[Excerpt from a dataset]
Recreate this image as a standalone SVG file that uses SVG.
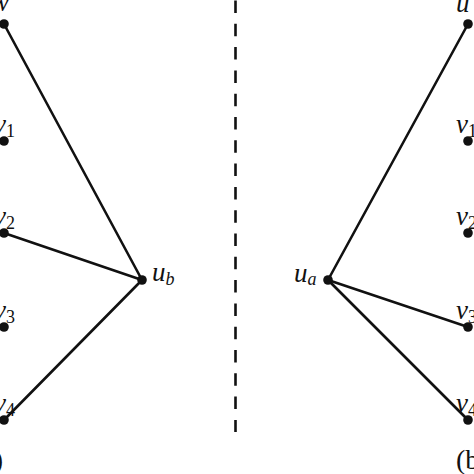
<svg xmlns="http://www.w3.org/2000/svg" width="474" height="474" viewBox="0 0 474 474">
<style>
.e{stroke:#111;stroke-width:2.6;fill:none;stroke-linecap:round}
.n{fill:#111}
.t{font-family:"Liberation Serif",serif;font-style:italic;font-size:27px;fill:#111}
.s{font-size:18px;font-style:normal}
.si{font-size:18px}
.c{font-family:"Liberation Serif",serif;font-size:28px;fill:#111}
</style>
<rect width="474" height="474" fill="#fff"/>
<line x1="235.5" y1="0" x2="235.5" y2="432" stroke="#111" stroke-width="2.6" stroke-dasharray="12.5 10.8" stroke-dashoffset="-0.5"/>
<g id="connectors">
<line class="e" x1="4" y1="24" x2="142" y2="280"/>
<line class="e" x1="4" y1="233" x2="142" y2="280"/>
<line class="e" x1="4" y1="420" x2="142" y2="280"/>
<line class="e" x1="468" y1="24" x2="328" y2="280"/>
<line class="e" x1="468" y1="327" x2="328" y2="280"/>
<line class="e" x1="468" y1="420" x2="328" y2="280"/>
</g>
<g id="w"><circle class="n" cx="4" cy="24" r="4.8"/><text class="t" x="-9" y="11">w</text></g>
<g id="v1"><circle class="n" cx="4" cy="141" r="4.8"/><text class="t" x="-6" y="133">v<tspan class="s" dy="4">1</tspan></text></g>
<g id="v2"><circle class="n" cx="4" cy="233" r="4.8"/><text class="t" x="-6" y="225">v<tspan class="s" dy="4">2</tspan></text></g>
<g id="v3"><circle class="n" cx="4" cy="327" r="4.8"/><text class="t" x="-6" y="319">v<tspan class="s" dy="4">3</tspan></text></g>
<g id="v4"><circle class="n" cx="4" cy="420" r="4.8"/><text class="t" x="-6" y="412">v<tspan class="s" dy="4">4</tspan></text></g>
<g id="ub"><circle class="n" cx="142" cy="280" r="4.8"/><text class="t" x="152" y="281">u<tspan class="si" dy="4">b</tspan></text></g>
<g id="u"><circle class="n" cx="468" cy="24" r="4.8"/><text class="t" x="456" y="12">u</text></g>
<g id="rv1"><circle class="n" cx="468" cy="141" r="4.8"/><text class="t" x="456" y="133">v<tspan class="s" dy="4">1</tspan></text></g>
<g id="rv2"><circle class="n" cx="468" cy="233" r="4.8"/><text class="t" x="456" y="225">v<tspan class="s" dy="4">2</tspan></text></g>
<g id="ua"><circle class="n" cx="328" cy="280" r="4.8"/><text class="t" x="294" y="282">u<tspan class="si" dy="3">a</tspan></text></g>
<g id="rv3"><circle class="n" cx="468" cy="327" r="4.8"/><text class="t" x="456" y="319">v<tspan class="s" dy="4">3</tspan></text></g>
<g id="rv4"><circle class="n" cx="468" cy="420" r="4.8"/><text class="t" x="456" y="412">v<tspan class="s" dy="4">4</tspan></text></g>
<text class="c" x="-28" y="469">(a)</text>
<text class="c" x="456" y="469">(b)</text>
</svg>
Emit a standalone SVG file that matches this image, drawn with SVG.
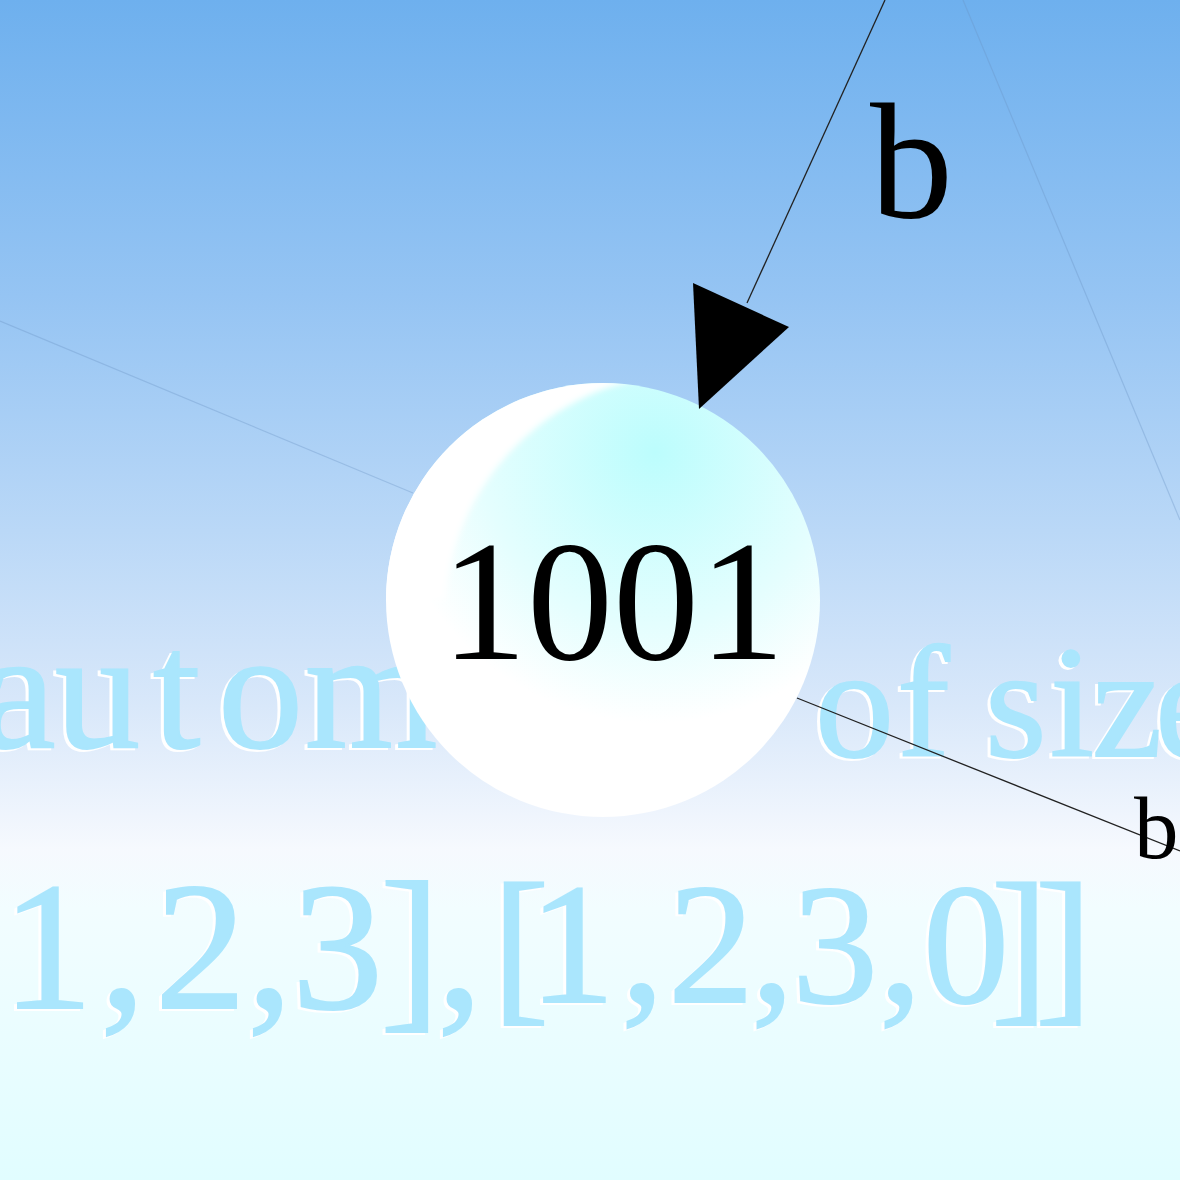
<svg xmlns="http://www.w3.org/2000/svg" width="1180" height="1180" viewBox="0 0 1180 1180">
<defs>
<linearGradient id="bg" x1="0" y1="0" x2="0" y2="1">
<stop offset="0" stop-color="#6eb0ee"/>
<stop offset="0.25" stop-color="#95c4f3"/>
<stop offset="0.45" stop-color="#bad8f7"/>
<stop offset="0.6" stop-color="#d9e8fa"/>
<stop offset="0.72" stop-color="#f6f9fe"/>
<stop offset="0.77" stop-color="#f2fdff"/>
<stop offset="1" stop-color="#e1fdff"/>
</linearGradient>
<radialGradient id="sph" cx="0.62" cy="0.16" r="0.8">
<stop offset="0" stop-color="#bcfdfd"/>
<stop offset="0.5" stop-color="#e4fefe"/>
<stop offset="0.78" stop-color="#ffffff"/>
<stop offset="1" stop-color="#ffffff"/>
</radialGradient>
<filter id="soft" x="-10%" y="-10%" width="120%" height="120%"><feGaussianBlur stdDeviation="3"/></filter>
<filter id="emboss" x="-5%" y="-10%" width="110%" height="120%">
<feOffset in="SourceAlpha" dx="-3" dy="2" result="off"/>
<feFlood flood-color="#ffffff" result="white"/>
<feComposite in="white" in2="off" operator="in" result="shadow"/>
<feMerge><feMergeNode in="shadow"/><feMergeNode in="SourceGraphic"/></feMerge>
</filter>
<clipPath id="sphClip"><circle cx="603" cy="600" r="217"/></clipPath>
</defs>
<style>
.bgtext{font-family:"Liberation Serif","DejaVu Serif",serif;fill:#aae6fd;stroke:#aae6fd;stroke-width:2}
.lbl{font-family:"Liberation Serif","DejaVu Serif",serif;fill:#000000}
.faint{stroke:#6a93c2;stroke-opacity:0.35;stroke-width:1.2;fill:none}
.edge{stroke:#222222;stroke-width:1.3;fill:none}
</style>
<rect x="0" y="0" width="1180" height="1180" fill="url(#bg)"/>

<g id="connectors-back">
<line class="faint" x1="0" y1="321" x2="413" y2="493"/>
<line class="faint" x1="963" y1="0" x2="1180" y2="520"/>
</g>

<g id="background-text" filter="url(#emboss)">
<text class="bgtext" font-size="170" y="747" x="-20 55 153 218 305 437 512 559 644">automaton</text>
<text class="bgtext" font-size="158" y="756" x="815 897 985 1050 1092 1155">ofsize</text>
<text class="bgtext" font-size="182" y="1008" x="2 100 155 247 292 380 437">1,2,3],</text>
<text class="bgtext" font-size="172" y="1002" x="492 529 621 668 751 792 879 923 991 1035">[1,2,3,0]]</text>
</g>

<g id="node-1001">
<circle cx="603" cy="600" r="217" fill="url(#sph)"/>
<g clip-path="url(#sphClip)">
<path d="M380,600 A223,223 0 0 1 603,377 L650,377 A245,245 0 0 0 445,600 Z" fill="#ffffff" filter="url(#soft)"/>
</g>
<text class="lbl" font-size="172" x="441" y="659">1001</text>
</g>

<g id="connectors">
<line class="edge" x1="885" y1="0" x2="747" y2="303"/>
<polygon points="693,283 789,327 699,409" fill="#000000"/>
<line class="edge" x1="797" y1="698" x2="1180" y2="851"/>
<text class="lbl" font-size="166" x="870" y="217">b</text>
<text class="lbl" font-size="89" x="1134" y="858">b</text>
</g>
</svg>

# TASK BRIEF
All of the data above should be quoted exactly, except for the pictures.

# REPLY TO THE TASK
Recreate this image as a standalone SVG file that uses SVG.
<svg xmlns="http://www.w3.org/2000/svg" width="474" height="474" viewBox="0 0 474 474">
<style>
.e{stroke:#111;stroke-width:2.6;fill:none;stroke-linecap:round}
.n{fill:#111}
.t{font-family:"Liberation Serif",serif;font-style:italic;font-size:27px;fill:#111}
.s{font-size:18px;font-style:normal}
.si{font-size:18px}
.c{font-family:"Liberation Serif",serif;font-size:28px;fill:#111}
</style>
<rect width="474" height="474" fill="#fff"/>
<line x1="235.5" y1="0" x2="235.5" y2="432" stroke="#111" stroke-width="2.6" stroke-dasharray="12.5 10.8" stroke-dashoffset="-0.5"/>
<g id="connectors">
<line class="e" x1="4" y1="24" x2="142" y2="280"/>
<line class="e" x1="4" y1="233" x2="142" y2="280"/>
<line class="e" x1="4" y1="420" x2="142" y2="280"/>
<line class="e" x1="468" y1="24" x2="328" y2="280"/>
<line class="e" x1="468" y1="327" x2="328" y2="280"/>
<line class="e" x1="468" y1="420" x2="328" y2="280"/>
</g>
<g id="w"><circle class="n" cx="4" cy="24" r="4.8"/><text class="t" x="-9" y="11">w</text></g>
<g id="v1"><circle class="n" cx="4" cy="141" r="4.8"/><text class="t" x="-6" y="133">v<tspan class="s" dy="4">1</tspan></text></g>
<g id="v2"><circle class="n" cx="4" cy="233" r="4.8"/><text class="t" x="-6" y="225">v<tspan class="s" dy="4">2</tspan></text></g>
<g id="v3"><circle class="n" cx="4" cy="327" r="4.8"/><text class="t" x="-6" y="319">v<tspan class="s" dy="4">3</tspan></text></g>
<g id="v4"><circle class="n" cx="4" cy="420" r="4.8"/><text class="t" x="-6" y="412">v<tspan class="s" dy="4">4</tspan></text></g>
<g id="ub"><circle class="n" cx="142" cy="280" r="4.8"/><text class="t" x="152" y="281">u<tspan class="si" dy="4">b</tspan></text></g>
<g id="u"><circle class="n" cx="468" cy="24" r="4.8"/><text class="t" x="456" y="12">u</text></g>
<g id="rv1"><circle class="n" cx="468" cy="141" r="4.8"/><text class="t" x="456" y="133">v<tspan class="s" dy="4">1</tspan></text></g>
<g id="rv2"><circle class="n" cx="468" cy="233" r="4.8"/><text class="t" x="456" y="225">v<tspan class="s" dy="4">2</tspan></text></g>
<g id="ua"><circle class="n" cx="328" cy="280" r="4.8"/><text class="t" x="294" y="282">u<tspan class="si" dy="3">a</tspan></text></g>
<g id="rv3"><circle class="n" cx="468" cy="327" r="4.8"/><text class="t" x="456" y="319">v<tspan class="s" dy="4">3</tspan></text></g>
<g id="rv4"><circle class="n" cx="468" cy="420" r="4.8"/><text class="t" x="456" y="412">v<tspan class="s" dy="4">4</tspan></text></g>
<text class="c" x="-28" y="469">(a)</text>
<text class="c" x="456" y="469">(b)</text>
</svg>
Emit a standalone SVG file that matches this image, drawn with SVG.
<svg xmlns="http://www.w3.org/2000/svg" width="1180" height="1180" viewBox="0 0 1180 1180">
<defs>
<linearGradient id="bg" x1="0" y1="0" x2="0" y2="1">
<stop offset="0" stop-color="#6eb0ee"/>
<stop offset="0.25" stop-color="#95c4f3"/>
<stop offset="0.45" stop-color="#bad8f7"/>
<stop offset="0.6" stop-color="#d9e8fa"/>
<stop offset="0.72" stop-color="#f6f9fe"/>
<stop offset="0.77" stop-color="#f2fdff"/>
<stop offset="1" stop-color="#e1fdff"/>
</linearGradient>
<radialGradient id="sph" cx="0.62" cy="0.16" r="0.8">
<stop offset="0" stop-color="#bcfdfd"/>
<stop offset="0.5" stop-color="#e4fefe"/>
<stop offset="0.78" stop-color="#ffffff"/>
<stop offset="1" stop-color="#ffffff"/>
</radialGradient>
<filter id="soft" x="-10%" y="-10%" width="120%" height="120%"><feGaussianBlur stdDeviation="3"/></filter>
<filter id="emboss" x="-5%" y="-10%" width="110%" height="120%">
<feOffset in="SourceAlpha" dx="-3" dy="2" result="off"/>
<feFlood flood-color="#ffffff" result="white"/>
<feComposite in="white" in2="off" operator="in" result="shadow"/>
<feMerge><feMergeNode in="shadow"/><feMergeNode in="SourceGraphic"/></feMerge>
</filter>
<clipPath id="sphClip"><circle cx="603" cy="600" r="217"/></clipPath>
</defs>
<style>
.bgtext{font-family:"Liberation Serif","DejaVu Serif",serif;fill:#aae6fd;stroke:#aae6fd;stroke-width:2}
.lbl{font-family:"Liberation Serif","DejaVu Serif",serif;fill:#000000}
.faint{stroke:#6a93c2;stroke-opacity:0.35;stroke-width:1.2;fill:none}
.edge{stroke:#222222;stroke-width:1.3;fill:none}
</style>
<rect x="0" y="0" width="1180" height="1180" fill="url(#bg)"/>

<g id="connectors-back">
<line class="faint" x1="0" y1="321" x2="413" y2="493"/>
<line class="faint" x1="963" y1="0" x2="1180" y2="520"/>
</g>

<g id="background-text" filter="url(#emboss)">
<text class="bgtext" font-size="170" y="747" x="-20 55 153 218 305 437 512 559 644">automaton</text>
<text class="bgtext" font-size="158" y="756" x="815 897 985 1050 1092 1155">ofsize</text>
<text class="bgtext" font-size="182" y="1008" x="2 100 155 247 292 380 437">1,2,3],</text>
<text class="bgtext" font-size="172" y="1002" x="492 529 621 668 751 792 879 923 991 1035">[1,2,3,0]]</text>
</g>

<g id="node-1001">
<circle cx="603" cy="600" r="217" fill="url(#sph)"/>
<g clip-path="url(#sphClip)">
<path d="M380,600 A223,223 0 0 1 603,377 L650,377 A245,245 0 0 0 445,600 Z" fill="#ffffff" filter="url(#soft)"/>
</g>
<text class="lbl" font-size="172" x="441" y="659">1001</text>
</g>

<g id="connectors">
<line class="edge" x1="885" y1="0" x2="747" y2="303"/>
<polygon points="693,283 789,327 699,409" fill="#000000"/>
<line class="edge" x1="797" y1="698" x2="1180" y2="851"/>
<text class="lbl" font-size="166" x="870" y="217">b</text>
<text class="lbl" font-size="89" x="1134" y="858">b</text>
</g>
</svg>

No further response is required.